When a ball is thrown upwards, the time, $$T$$ seconds, during which the ball remains in the air is directly proportional to the square root of the height, $$h$$ metres, reached. We know $$T = 4.47\ sec$$ when $$h = 25\ m$$. If the ball is thrown upwards and remains in the air for $$5$$ seconds, find the height reached (correct to $$2$$ decimal places)

Answer

**step1** Understanding the problem

The problem states that the time, $$T$$ seconds, during which a ball remains in the air is directly proportional to the square root of the height, $$h$$ metres, reached. This means that if we divide the time $$T$$ by the square root of the height $$\sqrt{h}$$, the result will always be a constant value.

**step2** Formulating the relationship

The relationship described can be written as:
$$\frac{T}{\sqrt{h}} = \text{Constant}$$
We are given a pair of values: $$T = 4.47$$ seconds when $$h = 25$$ meters.

**step3** Calculating the square root of the given height

First, we need to find the square root of the given height:
$$\sqrt{h} = \sqrt{25}$$
$$\sqrt{25} = 5$$
So, when the time is $$4.47$$ seconds, the square root of the height is $$5$$.

**step4** Finding the constant ratio

Now we can calculate the constant ratio using the given values:
Constant ratio $$= \frac{T}{\sqrt{h}} = \frac{4.47}{5}$$

**step5** Setting up the calculation for the unknown height

We need to find the height reached when the ball remains in the air for $$T = 5$$ seconds.

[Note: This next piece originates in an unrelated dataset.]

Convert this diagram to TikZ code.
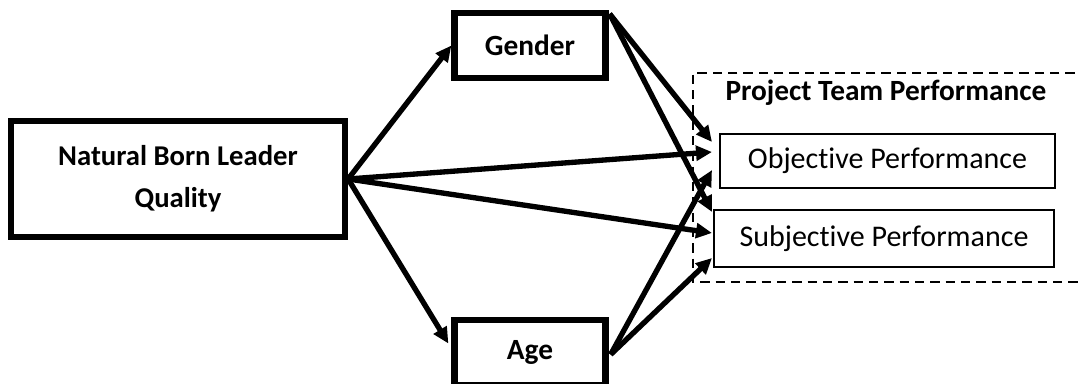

Let this unknown height be $$h_{new}$$. We use the same constant ratio we found:
$$\frac{5}{\sqrt{h_{new}}} = \frac{4.47}{5}$$

**step6** Solving for the square root of the unknown height

To find $$\sqrt{h_{new}}$$, we can rearrange the relationship:
First, multiply both sides by $$5$$:
$$5 \times \frac{5}{\sqrt{h_{new}}} = 5 \times \frac{4.47}{5}$$
$$\frac{25}{\sqrt{h_{new}}} = 4.47$$
Now, to isolate $$\sqrt{h_{new}}$$, we can swap its position with $$4.47$$:
$$\sqrt{h_{new}} = \frac{25}{4.47}$$

**step7** Calculating the unknown height

To find $$h_{new}$$, we must square the value of $$\frac{25}{4.47}$$:
$$h_{new} = \left(\frac{25}{4.47}\right)^2$$
First, calculate the value of the fraction:
$$\frac{25}{4.47} \approx 5.592841163...$$
Now, square this value:
$$h_{new} \approx (5.592841163...)^2$$
$$h_{new} \approx 31.27986064...$$

**step8** Rounding the height to two decimal places

The problem asks for the height correct to $$2$$ decimal places.
The calculated height is approximately $$31.27986064...$$ meters.
The digit in the third decimal place is $$9$$. Since $$9$$ is $$5$$ or greater, we round up the second decimal place ($$7$$ becomes $$8$$).
Therefore, the height reached is approximately $$31.28$$ meters.